I’ve seen "clean" installs where the wire was zipped-tied directly to the airbag tether. This is a massive safety liability. The fix is to remove the pillar cover entirely—which requires a specific socket and a bit of bravery—and route the wire behind the airbag housing, following the existing factory wiring harness. If you aren't comfortable doing that, leave the wire visible. A messy wire is better than a malfunctioning safety system.
The Floor Mat Anchor Neglect
It sounds trivial, but I've seen two floor-mats-stuck-under-pedal incidents in three years. The 2017 model has specific plastic anchors to hold the driver's side mat in place. Owners often buy "universal" thick rubber mats and just throw them on top of the factory carpet.

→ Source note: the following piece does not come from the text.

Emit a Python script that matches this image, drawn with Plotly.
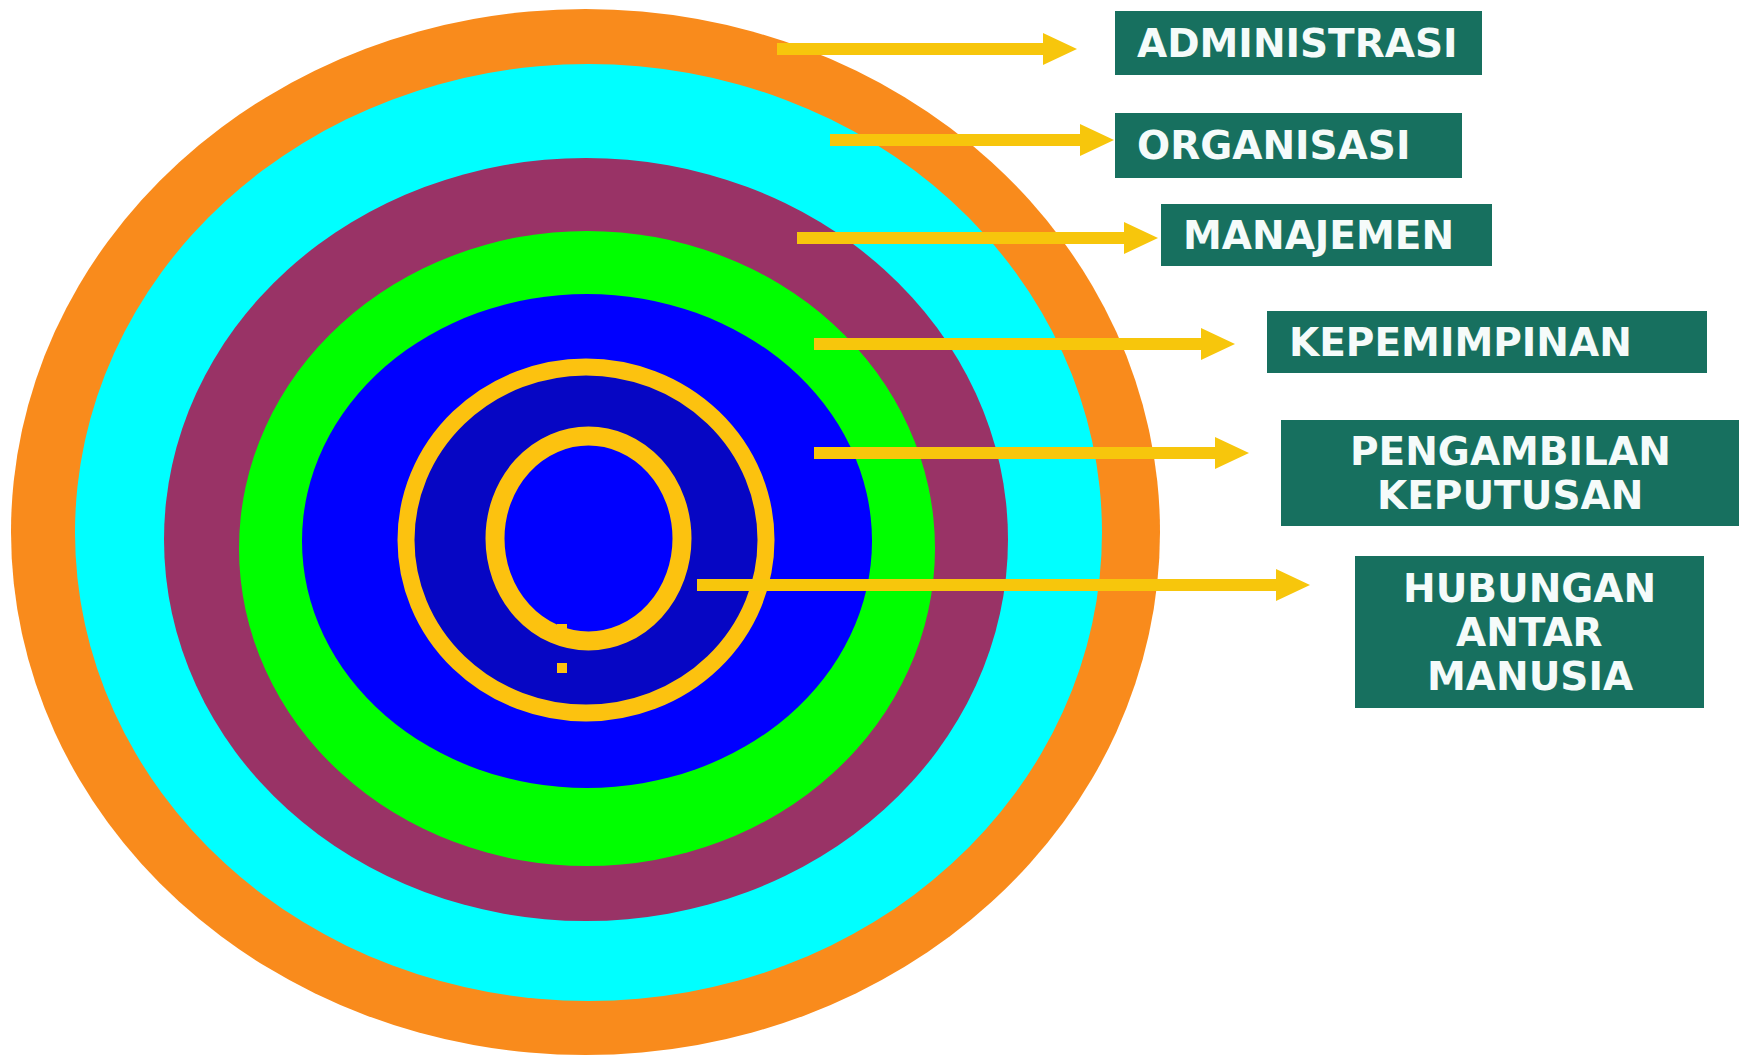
import plotly.graph_objects as go

# ---------------- data ----------------
# Layer labels (outer -> inner)
labels = ["ADMINISTRASI", "ORGANISASI", "MANAJEMEN", "KEPEMIMPINAN",
          "PENGAMBILAN<br>KEPUTUSAN", "HUBUNGAN<br>ANTAR<br>MANUSIA"]

# Filled ellipse extents (outer -> inner)
ell_left = [11, 75, 164, 239, 302]
ell_right = [1160, 1102, 1008, 935, 872]
ell_top = [9, 64, 158, 231, 294]
ell_bottom = [1055, 1001, 921, 866, 788]

# Yellow rings (centre-line extents, outer -> inner)
ring_left = [406, 495]
ring_right = [766, 682]
ring_top = [367, 436]
ring_bottom = [713, 641]

# Arrows
arrow_y = [49, 140, 238, 344, 453, 585]
arrow_start = [777, 830, 797, 814, 814, 697]
arrow_tip = [1077, 1114, 1158, 1235, 1249, 1310]

# Label boxes
box_left = [1115, 1115, 1161, 1267, 1281, 1355]
box_right = [1482, 1462, 1492, 1707, 1739, 1704]
box_top = [11, 113, 204, 311, 420, 556]
box_bottom = [75, 178, 266, 373, 526, 708]

# small yellow marks inside the centre
mark_x = [562, 562]
mark_y = [668, 629]

# ---------------- styles ----------------
ell_colors = ["#F98B1C", "#00FFFF", "#993366", "#00FF00", "#0000FF"]
ring_fill = ["#0606C4", "#0000FF"]
ring_width = [17, 19]
yellow = "#FCC20F"
arrow_color = "#F7C60C"
box_color = "#17705F"
text_color = "#F5FBFA"
font_size = 39
line_gap = 44
head_len = 34
head_half = 16
W, H = 1741, 1056

shapes = []
for l, r, t, b, c in zip(ell_left, ell_right, ell_top, ell_bottom, ell_colors):
    shapes.append(dict(type="circle", xref="x", yref="y", x0=l, x1=r, y0=t, y1=b,
                       fillcolor=c, line=dict(width=0), layer="above"))
for l, r, t, b, fc, w in zip(ring_left, ring_right, ring_top, ring_bottom, ring_fill, ring_width):
    shapes.append(dict(type="circle", xref="x", yref="y", x0=l, x1=r, y0=t, y1=b,
                       fillcolor=fc, line=dict(width=w, color=yellow), layer="above"))
for mx, my in zip(mark_x, mark_y):
    shapes.append(dict(type="rect", xref="x", yref="y", x0=mx - 5, x1=mx + 5,
                       y0=my - 5, y1=my + 5, fillcolor=yellow, line=dict(width=0),
                       layer="above"))

for y, x0, x1 in zip(arrow_y, arrow_start, arrow_tip):
    shapes.append(dict(type="line", xref="x", yref="y", x0=x0, x1=x1 - head_len + 2,
                       y0=y, y1=y, line=dict(color=arrow_color, width=12), layer="above"))
    shapes.append(dict(type="path", xref="x", yref="y",
                       path=f"M {x1 - head_len},{y - head_half} L {x1},{y} L {x1 - head_len},{y + head_half} Z",
                       fillcolor=arrow_color, line=dict(width=0), layer="above"))

annotations = []
for lab, l, r, t, b in zip(labels, box_left, box_right, box_top, box_bottom):
    shapes.append(dict(type="rect", xref="x", yref="y", x0=l, x1=r, y0=t, y1=b,
                       fillcolor=box_color, line=dict(width=0), layer="above"))
    lines = lab.split("<br>")
    cy = (t + b) / 2
    n = len(lines)
    for i, s in enumerate(lines):
        yy = cy + (i - (n - 1) / 2) * line_gap
        if n == 1:
            ax, anchor = l + 20, "left"
        else:
            ax, anchor = (l + r) / 2, "center"
        annotations.append(dict(x=ax, y=yy, xref="x", yref="y", text=s, showarrow=False,
                                xanchor=anchor, yanchor="middle",
                                font=dict(family="DejaVu Sans", size=font_size,
                                          color=text_color, weight="bold")))

fig = go.Figure()
fig.add_trace(go.Scatter(x=[0, W], y=[0, H], mode="markers",
                         marker=dict(opacity=0), hoverinfo="skip", showlegend=False))
fig.update_layout(
    width=W, height=H, margin=dict(l=0, r=0, t=0, b=0),
    paper_bgcolor="white", plot_bgcolor="white",
    xaxis=dict(range=[0, W], visible=False, fixedrange=True),
    yaxis=dict(range=[H, 0], visible=False, fixedrange=True),
    shapes=shapes, annotations=annotations, showlegend=False,
)
fig.write_html("out.html", config={"displayModeBar": False},
               post_script="document.body.style.margin='0';document.body.style.overflow='hidden';")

These mats slide forward during braking.
Before and After: The Floor Mat Setup
Before: A customer comes in with a "sticky" accelerator pedal. I look down and see a $20 "heavy duty" mat from a big-box store sitting loosely over the factory mat. The carpet is damp underneath because the universal mat doesn't actually fit the contours of the floor, so spilled coffee has bypassed the mat and is now molding in the padding. The plastic clips are broken because the owner tried to force the thick mat over them.
After: We throw away the generic junk and install custom-fit liners that utilize the factory locking pins. The floor is bone dry because the edges of the liner rise two inches up the sides of the footwell. The accelerator has three inches of clear travel. The owner spends $150 on the liners but saves $300 on a future mold remediation and potentially avoids a highway accident.
Failing to Clean the Rear HVAC Intake
Many owners don't even know where the rear air conditioning intake is. On the 2017 Explorer, it’s located in the rear cargo area, usually on the driver's side trim panel. People stack groceries, muddy sports gear, or dog blankets right against this vent. This starves the rear blower motor of air, causing it to work twice as hard and eventually burn out.
Even if you don't block it, the intake pulls in dog hair and dust from the cargo area. If you don't vacuum that specific vent, the evaporator core inside the rear unit will get clogged. This leads to a "sour gym bag" smell that no amount of Febreze can fix. Replacing a rear evaporator core involves pulling half the interior panels out. It's an 8-hour job. Vacuum that vent every time you clean the car, and keep the cargo area clear of debris that can be sucked into the system.
Reality Check
Success with this vehicle isn't about buying the most expensive "ceramic" interior coating or spending four hours every Sunday with a Q-tip. It's about consistency and using the right tool for the specific material. If you're looking for a shortcut to a "like-new" cabin, it doesn't exist. You can't undo three years of spilled juice and sun damage in a single afternoon.
The hard truth is that the 2017 model used a lot of plastics that were "value-engineered." They're durable if you're gentle, but they don't handle aggressive scrubbing or harsh chemicals. If you've already let the interior go, be prepared to spend real money on professional steam cleaning to lift the embedded dirt without melting the textures. Don't expect a miracle from a spray bottle. Keeping your car's value high requires a disciplined, minimalist approach to cleaning—less chemical, more mechanical agitation with soft brushes, and a constant eye on the hidden spots like seat tracks and air intakes. If you aren't willing to do that, don't be surprised when your trade-in offer comes back $2,000 lower than the KBB "excellent" condition price.